Through field research looking at how water quality behaves in refugee camps, Ali and his team discovered the chlorination guidelines used widely in the humanitarian sector were built on faulty assumptions.
“No one had ever looked at the problem of what happens after the tap,” Ali explains, noting that unlike most urban settings in the developed world, people in refugee camps must collect water from public faucets in containers and then bring it back to their homes where it is stored and used for many hours, introducing many opportunities for recontamination during this ‘last mile’ of the safe-water chain.

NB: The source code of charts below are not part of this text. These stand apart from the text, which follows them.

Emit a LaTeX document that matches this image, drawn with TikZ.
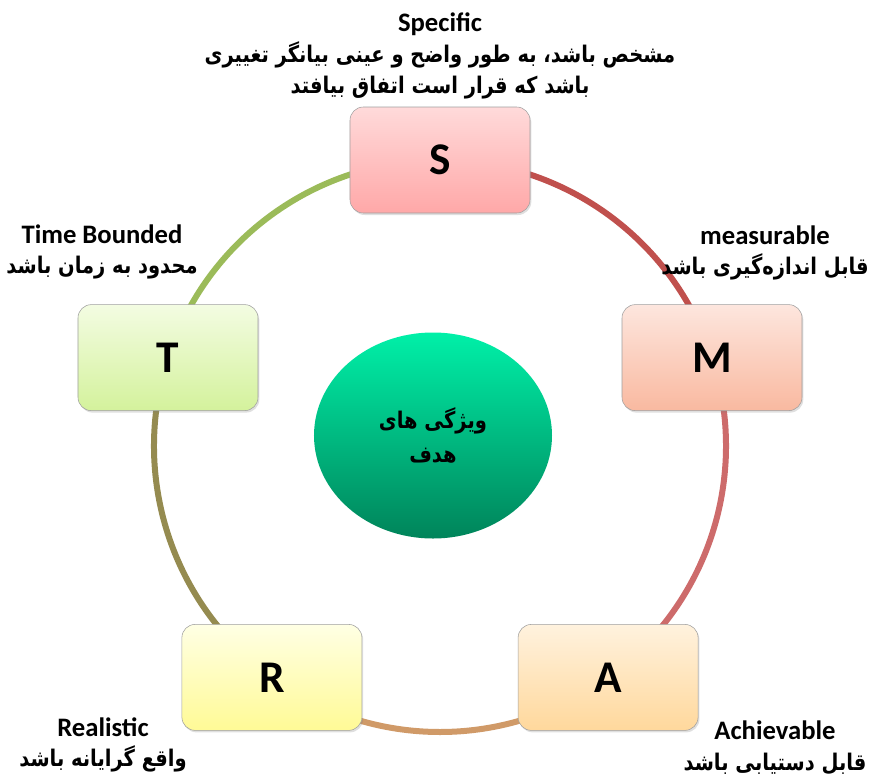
\documentclass[tikz,border=0pt]{standalone}
\usepackage{fontspec}
\setmainfont{Carlito}
\newfontfamily\arabicfont[Script=Arabic, Scale=0.86, FakeStretch=0.85]{DejaVu Sans}
\TeXXeTstate=1
\usetikzlibrary{shapes.geometric,shadows,backgrounds}
\newcommand{\fatext}[1]{{\arabicfont\bfseries\beginR #1\endR}}
\definecolor{ringSM}{HTML}{C0504D}
\definecolor{ringMA}{HTML}{CD6B6B}
\definecolor{ringAR}{HTML}{D09A68}
\definecolor{ringRT}{HTML}{958B50}
\definecolor{ringTS}{HTML}{9BBB59}

\begin{document}
\begin{tikzpicture}[x=0.75pt,y=0.75pt]
  \tikzset{
    letterbox/.style={draw=gray!75, rounded corners=10pt, minimum width=135pt,
      minimum height=79.5pt, font=\fontsize{34}{40}\selectfont\bfseries,
      drop shadow={opacity=0.25, shadow xshift=1pt, shadow yshift=-1.5pt}},
    caption/.style={align=center, font=\fontsize{20}{23}\selectfont\bfseries},
    ring/.style={line width=4.5pt}
  }
  \useasboundingbox (-440,-330) rectangle (430,446);
  % the five letters on a circle of radius 286
  \node[letterbox, top color={rgb,255:red,255;green,218;blue,218}, bottom color={rgb,255:red,255;green,168;blue,168}] (S) at (90:286) {S};
  \node[letterbox, top color={rgb,255:red,253;green,230;blue,222}, bottom color={rgb,255:red,249;green,185;blue,160}] (M) at (18:286) {M};
  \node[letterbox, top color={rgb,255:red,255;green,242;blue,222}, bottom color={rgb,255:red,255;green,216;blue,156}] (A) at (-54:286) {A};
  \node[letterbox, top color={rgb,255:red,255;green,255;blue,228}, bottom color={rgb,255:red,255;green,250;blue,150}] (R) at (-126:286) {R};
  \node[letterbox, top color={rgb,255:red,243;green,252;blue,226}, bottom color={rgb,255:red,212;green,242;blue,156}] (T) at (162:286) {T};
  \node[ellipse, minimum width=178.5pt, minimum height=154.5pt, align=center,
    top color={rgb,255:red,0;green,240;blue,168}, bottom color={rgb,255:red,0;green,132;blue,90},
    font=\fontsize{20}{26}\selectfont] (goal) at (-7,10.5) {\fatext{ویژگی های}\\\fatext{هدف}};
  % labels
  \node[caption] (specific) at (0,390) {Specific\\\fatext{مشخص باشد، به طور واضح و عینی بیانگر تغییری}\\\fatext{باشد که قرار است اتفاق بیافتد}};
  \node[caption] (measurable) at (325,193) {measurable\\\fatext{قابل اندازه‌گیری باشد}};
  \node[caption] (timebounded) at (-338,194) {Time Bounded\\\fatext{محدود به زمان باشد}};
  \node[caption] (realistic) at (-337,-299) {Realistic\\\fatext{واقع گرایانه باشد}};
  \node[caption] (achievable) at (335,-302) {Achievable\\\fatext{قابل دستیابی باشد}};
  % ring segments behind the boxes
  \begin{scope}[on background layer]
    \draw[ring, ringSM] (S.center) arc[start angle=90, end angle=18, radius=286];
    \draw[ring, ringMA] (M.center) arc[start angle=18, end angle=-54, radius=286];
    \draw[ring, ringAR] (A.center) arc[start angle=-54, end angle=-126, radius=286];
    \draw[ring, ringRT] (R.center) arc[start angle=-126, end angle=-198, radius=286];
    \draw[ring, ringTS] (T.center) arc[start angle=162, end angle=90, radius=286];
  \end{scope}
\end{tikzpicture}
\end{document}
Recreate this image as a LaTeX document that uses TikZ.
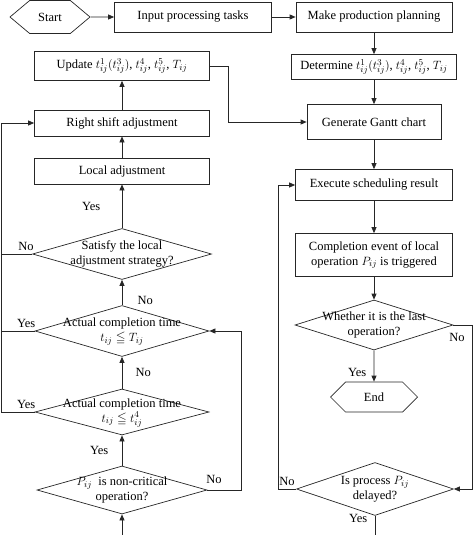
\documentclass[tikz,border=0pt]{standalone}
\usepackage{amsmath, amssymb}
\usepackage{fontspec}
\setmainfont{Liberation Serif}
\usetikzlibrary{arrows.meta, shapes.geometric, shapes.symbols}

\begin{document}
\begin{tikzpicture}[x=1pt, y=-1pt, line width=0.7pt, draw=black!85,
  font=\fontsize{12.5}{15}\selectfont,
  box/.style={draw, align=center, inner sep=1pt},
  decision/.style={draw, diamond, inner sep=0pt},
  term/.style={draw, signal, signal to=west and east, inner sep=0pt},
  arr/.style={-{Triangle[length=6pt, width=5pt]}}]

  \useasboundingbox (0,0) rectangle (474,535);

  % 主流程（右列）
  \node[term, minimum width=80pt, minimum height=33pt, signal pointer angle=80] (start) at (50,17) {Start};
  \node[box, minimum width=157pt, minimum height=30pt] (input) at (193,17) {Input processing tasks};
  \node[box, minimum width=156pt, minimum height=30pt] (plan) at (374,17) {Make production planning};
  \node[box, minimum width=165pt, minimum height=25pt] (det) at (374,67)
    {Determine $t^{1}_{ij}(t^{3}_{ij})$, $t^{4}_{ij}$, $t^{5}_{ij}$, $T_{ij}$};
  \node[box, minimum width=134pt, minimum height=35pt] (gantt) at (374,122) {Generate Gantt chart};
  \node[box, minimum width=157pt, minimum height=31pt] (exec) at (374,185) {Execute scheduling result};
  \node[box, minimum width=157pt, minimum height=43pt] (comp) at (374,255)
    {Completion event of local\\operation $P_{ij}$ is triggered};
  \node[decision, minimum width=158pt, minimum height=50pt] (last) at (374,325) {};
  \node at (last) {\begin{tabular}{c}Whether it is the last\\operation?\end{tabular}};
  \node[term, minimum width=87pt, minimum height=30pt, signal pointer angle=90] (end) at (374,397) {End};
  \node[decision, minimum width=157pt, minimum height=53pt] (delay) at (375,489) {};
  \node at (delay) {\begin{tabular}{c}Is process $P_{ij}$\\delayed?\end{tabular}};

  % 调整流程（左列）
  \node[box, minimum width=175pt, minimum height=29pt] (upd) at (122,66)
    {Update $t^{1}_{ij}(t^{3}_{ij})$, $t^{4}_{ij}$, $t^{5}_{ij}$, $T_{ij}$};
  \node[box, minimum width=175pt, minimum height=26pt] (shift) at (122,123) {Right shift adjustment};
  \node[box, minimum width=175pt, minimum height=26pt] (local) at (122,171) {Local adjustment};
  \node[decision, minimum width=179pt, minimum height=51pt] (sat) at (122,254) {};
  \node at (sat) {\begin{tabular}{c}Satisfy the local\\adjustment strategy?\end{tabular}};
  \node[decision, minimum width=174pt, minimum height=51pt] (leT) at (122,331) {};
  \node at (leT) {\begin{tabular}{c}Actual completion time\\$t_{ij}\leqq T_{ij}$\end{tabular}};
  \node[decision, minimum width=174pt, minimum height=46pt] (le4) at (122,412) {};
  \node at (le4) {\begin{tabular}{c}Actual completion time\\$t_{ij}\leqq t^{4}_{ij}$\end{tabular}};
  \node[decision, minimum width=170pt, minimum height=48pt] (crit) at (122,490) {};
  \node at (crit) {\begin{tabular}{c}$P_{ij}$\ \ is non-critical\\operation?\end{tabular}};

  % 折线拐点
  \coordinate (ltop) at (1,123);
  \coordinate (lbot) at (1,412);
  \coordinate (ujog) at (228,66);
  \coordinate (cjog) at (241,490);
  \coordinate (rjog) at (472,325);
  \coordinate (djog) at (278,489);
  \coordinate (cin) at (122,540);
  \coordinate (dout) at (375,540);

  % 连线
  \draw[arr] (start) -- (input);
  \draw[arr] (input) -- (plan);
  \draw[arr] (plan) -- (det);
  \draw[arr] (det) -- (gantt);
  \draw[arr] (gantt) -- (exec);
  \draw[arr] (exec) -- (comp);
  \draw[arr] (comp) -- (last);
  \draw[arr] (last) -- node[left=4pt, pos=0.7] {Yes} (end);
  \draw[arr] (last.east) -- node[below=5pt, pos=0.2] {No} (rjog) |- (delay.east);
  \draw[arr] (delay.west) -- node[above] {No} (djog) |- (exec.west);
  \draw (delay.south) -- node[left=4pt, pos=0.1] {Yes} (dout);

  \draw[arr] (upd.east) -- (ujog) |- (gantt.west);
  \draw[arr] (shift) -- (upd);
  \draw[arr] (local) -- (shift);
  \draw[arr] (sat) -- node[left=18pt] {Yes} (local);
  \draw[arr] (leT) -- node[right=12pt, pos=0.2] {No} (sat);
  \draw[arr] (le4) -- node[right=10pt] {No} (leT);
  \draw[arr] (crit) -- node[left=10pt] {Yes} (le4);
  \draw[arr] (cin) -- (crit.south);
  \draw[arr] (crit.east) -- node[above=3pt, pos=0.2] {No} (cjog) |- (leT.east);

  \draw (sat.west) -- node[above, pos=0.2] {No} (sat.west -| ltop);
  \draw (leT.west) -- node[above, pos=0.25] {Yes} (leT.west -| ltop);
  \draw[arr] (le4.west) -- node[above, pos=0.25] {Yes} (lbot) -- (ltop) -- (shift.west);
\end{tikzpicture}
\end{document}
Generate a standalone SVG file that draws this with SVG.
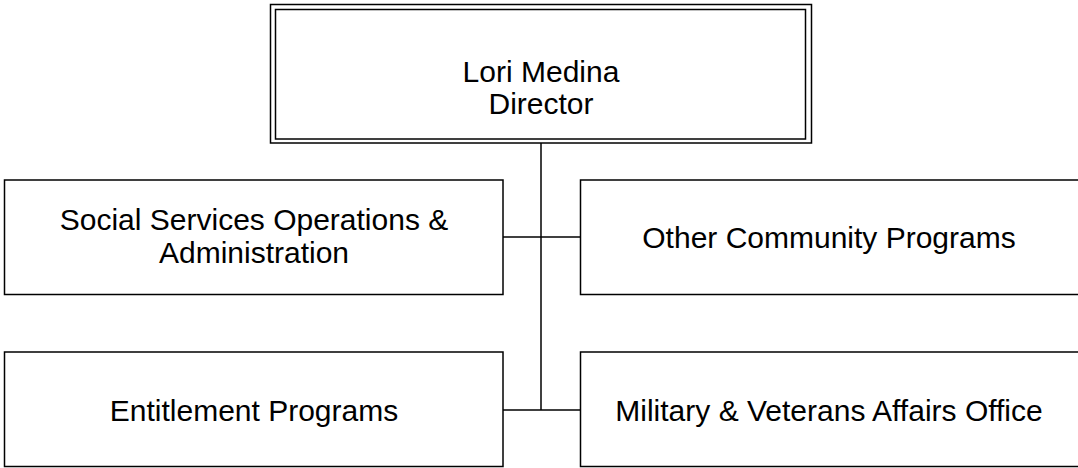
<svg xmlns="http://www.w3.org/2000/svg" width="1078" height="468" viewBox="0 0 1078 468">
<style>
.box{fill:#fff;stroke:#000;stroke-width:1.5}
.ln{fill:none;stroke:#000;stroke-width:1.5}
text{font-family:"Liberation Sans",Arial,sans-serif;font-size:30px;fill:#000;text-anchor:middle}
</style>
<rect width="1078" height="468" fill="#fff"/>
<g id="connectors">
<line class="ln" x1="541" y1="143" x2="541" y2="410"/>
<line class="ln" x1="503" y1="237" x2="580" y2="237"/>
<line class="ln" x1="503" y1="410" x2="580" y2="410"/>
</g>
<g id="director">
<rect class="box" x="270.5" y="4.5" width="541" height="138.5"/>
<rect class="box" x="275.5" y="9.5" width="530" height="129.5"/>
<text x="541" y="82">Lori Medina</text>
<text x="541" y="114">Director</text>
</g>
<g id="ssoa">
<rect class="box" x="4.5" y="180" width="498.5" height="114.5"/>
<text x="254" y="230">Social Services Operations &amp;</text>
<text x="254" y="263">Administration</text>
</g>
<g id="ocp">
<rect class="box" x="580.5" y="180" width="500" height="114.5"/>
<text x="829" y="248">Other Community Programs</text>
</g>
<g id="ep">
<rect class="box" x="4.5" y="352" width="498.5" height="114.5"/>
<text x="254" y="421">Entitlement Programs</text>
</g>
<g id="mvao">
<rect class="box" x="580.5" y="352" width="500" height="114.5"/>
<text x="829" y="421">Military &amp; Veterans Affairs Office</text>
</g>
</svg>
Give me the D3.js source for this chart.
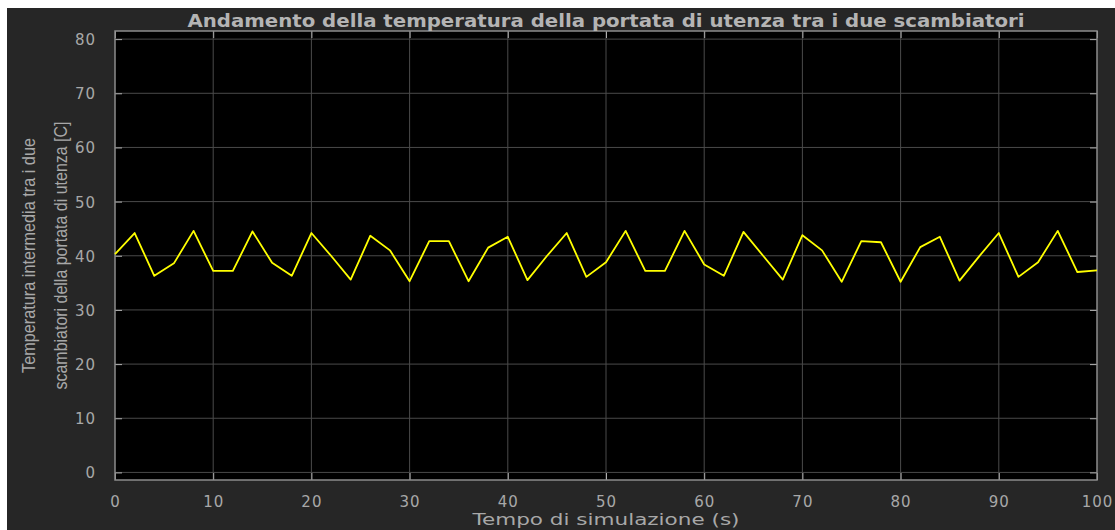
<!DOCTYPE html>
<html>
<head>
<meta charset="utf-8">
<script src="https://cdn.jsdelivr.net/npm/d3@7"></script>
<style>
  html, body { margin: 0; padding: 0; background: #ffffff; }
  svg { display: block; }
</style>
</head>
<body>
<svg id="chart"></svg>
<script>
// values (time in s, temperature in C)
const times = [0, 2, 4, 6, 8, 10, 12, 14, 16, 18, 20, 22, 24, 26, 28, 30, 32, 34, 36, 38, 40,
               42, 44, 46, 48, 50, 52, 54, 56, 58, 60, 62, 64, 66, 68, 70, 72, 74, 76, 78, 80,
               82, 84, 86, 88, 90, 92, 94, 96, 98, 100];
const temps = [40.3, 44.2, 36.3, 38.6, 44.6, 37.2, 37.2, 44.5, 38.7, 36.3, 44.2, 40.0, 35.6, 43.7, 41.0, 35.3, 42.7, 42.7, 35.3, 41.5, 43.5,
               35.5, 40.0, 44.2, 36.1, 38.8, 44.6, 37.2, 37.2, 44.6, 38.4, 36.3, 44.4, 40.0, 35.6, 43.8, 41.0, 35.2, 42.7, 42.5, 35.2,
               41.6, 43.5, 35.4, 39.9, 44.2, 36.1, 38.8, 44.6, 37.0, 37.3];
const xTicks = [0, 10, 20, 30, 40, 50, 60, 70, 80, 90, 100];
const yTicks = [0, 10, 20, 30, 40, 50, 60, 70, 80];

const titleText = "Andamento della temperatura della portata di utenza tra i due scambiatori";
const xLabel = "Tempo di simulazione (s)";
const yLabelLines = ["Temperatura intermedia tra i due", "scambiatori della portata di utenza [C]"];
const yLabelLengths = [235, 268];

const config = {
    width: 1115,
    height: 530,
    margin: {top: 31, right: 18, bottom: 50, left: 115}
};
const wideFont = "'DejaVu Sans', 'Liberation Sans', Arial, sans-serif";

const svg = d3.select("#chart")
    .attr("width", config.width)
    .attr("height", config.height);

// figure background (white strip on top and left, like the screenshot)
svg.append("rect")
    .attr("x", 7).attr("y", 8)
    .attr("width", config.width - 7)
    .attr("height", config.height - 8)
    .attr("fill", "#262626");

const innerW = config.width - config.margin.left - config.margin.right;
const innerH = 480 - config.margin.top;

const xScale = d3.scaleLinear().domain([0, 100]).range([0, innerW]);
const yScale = d3.scaleLinear().domain([-1.4, 81.5]).range([innerH, 0]);

const chart = svg.append("g")
    .attr("transform", `translate(${config.margin.left},${config.margin.top})`);

// plot area
chart.append("rect")
    .attr("width", innerW)
    .attr("height", innerH)
    .attr("fill", "#000000");

// grid
chart.append("g")
    .selectAll("line.vgrid")
    .data(xTicks.slice(1, -1))
    .join("line")
    .attr("x1", d => xScale(d)).attr("x2", d => xScale(d))
    .attr("y1", 0).attr("y2", innerH)
    .attr("stroke", "#4a4a4a").attr("stroke-width", 1);

chart.append("g")
    .selectAll("line.hgrid")
    .data(yTicks)
    .join("line")
    .attr("x1", 0).attr("x2", innerW)
    .attr("y1", d => yScale(d)).attr("y2", d => yScale(d))
    .attr("stroke", "#4a4a4a").attr("stroke-width", 1);

// axes (ticks inward, like MATLAB)
const tickLen = 7;
const xAxis = d3.axisBottom(xScale).tickValues(xTicks).tickSizeInner(-tickLen).tickSizeOuter(0).tickPadding(16);
const yAxis = d3.axisLeft(yScale).tickValues(yTicks).tickSizeInner(-tickLen).tickSizeOuter(0).tickPadding(19);

const xAxisG = chart.append("g")
    .attr("transform", `translate(0,${innerH})`)
    .call(xAxis);
const yAxisG = chart.append("g").call(yAxis);

// mirrored ticks on top and right
chart.append("g")
    .call(d3.axisTop(xScale).tickValues(xTicks).tickSizeInner(-tickLen).tickSizeOuter(0).tickFormat(""));
chart.append("g")
    .attr("transform", `translate(${innerW},0)`)
    .call(d3.axisRight(yScale).tickValues(yTicks).tickSizeInner(-tickLen).tickSizeOuter(0).tickFormat(""));

chart.selectAll(".domain").remove();
chart.selectAll(".tick line").attr("stroke", "#b0b0b0");
chart.selectAll(".tick text")
    .attr("fill", "#a8a8a8")
    .style("font-family", wideFont)
    .style("font-size", "15px")
    .style("letter-spacing", "1px");
yAxisG.selectAll(".tick text").attr("dy", "0.36em");

// frame
chart.append("rect")
    .attr("width", innerW)
    .attr("height", innerH)
    .attr("fill", "none")
    .attr("stroke", "#8c8c8c")
    .attr("stroke-width", 1.5);

// trace
const line = d3.line()
    .x((d, i) => xScale(times[i]))
    .y(d => yScale(d));

chart.append("path")
    .datum(temps)
    .attr("d", line)
    .attr("fill", "none")
    .attr("stroke", "#ffff00")
    .attr("stroke-width", 1.8)
    .attr("stroke-linejoin", "round");

// title
svg.append("text")
    .attr("x", config.margin.left + innerW / 2)
    .attr("y", 27)
    .attr("text-anchor", "middle")
    .attr("fill", "#b4b4b4")
    .attr("font-weight", "bold")
    .attr("textLength", 837)
    .attr("lengthAdjust", "spacingAndGlyphs")
    .style("font-family", wideFont)
    .style("font-size", "17px")
    .text(titleText);

// x label
svg.append("text")
    .attr("x", config.margin.left + innerW / 2)
    .attr("y", 525)
    .attr("text-anchor", "middle")
    .attr("fill", "#a8a8a8")
    .attr("textLength", 267)
    .attr("lengthAdjust", "spacingAndGlyphs")
    .style("font-family", wideFont)
    .style("font-size", "16.5px")
    .text(xLabel);

// y label, two lines rotated (tall, condensed glyphs)
const yLab = svg.append("g")
    .attr("transform", `translate(35,${config.margin.top + innerH / 2}) rotate(-90)`);

yLab.selectAll("text")
    .data(yLabelLines)
    .join("text")
    .attr("x", 0)
    .attr("y", (d, i) => i * 32)
    .attr("text-anchor", "middle")
    .attr("fill", "#a8a8a8")
    .attr("textLength", (d, i) => yLabelLengths[i])
    .attr("lengthAdjust", "spacingAndGlyphs")
    .style("font-family", "'Liberation Sans Narrow', 'Liberation Sans', Arial, sans-serif")
    .style("font-size", "19px")
    .text(d => d);
</script>
</body>
</html>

Building on the work initiated in South Sudan, the research team studied chlorination levels at distribution and in households in refugee camps around the world, and realized they could use this data — which is routinely collected for monitoring purposes — to model post-distribution chlorine decay and generate site-specific and evidence-based water-chlorination targets. They put these modelling tools on the cloud to create the SWOT v1 prototype and carried out a proof-of-concept study in a large refugee camp in Bangladesh.
“We found that using the SWOT recommendations effectively doubled the proportion of households with safe water at around 15 hours compared to the status-quo practice,” Ali says.
While these results were very impressive, they did not account for all the various conditions water and sanitation workers could experience, Brown adds, which v2 factors in.
They also did not account for taste. SWOT v2 not only promises to make water safer, but also find the optimal level where chlorine levels are high enough to protect people, but not so high that people will reject it. This is particularly important in parts of the world where people were previously used to sources such as high-quality spring water and are not accustomed to chlorine.
“If people don’t like the taste, they don’t like the way it looks and smells, they’re not going to use that source and they’ll then go to a river or somewhere else that could be dangerous,” Brown says.
In future SWOT versions, the team hopes to include other water quality and health outcomes and look at how they could integrate more participation from displaced people themselves. While Ali says the tool cannot deal with the political roots of the refugee crisis, the practical need for SWOT is greater than ever.
“The unfortunate fact of it is there’s more people displaced now than there ever has been in human history,” Ali says. “We see climate-linked disasters increasing in frequency and scale — in particular, flooding crises, which are linked to a lot of waterborne illness. It is a very clear and present danger. People need solutions that work in the current context.”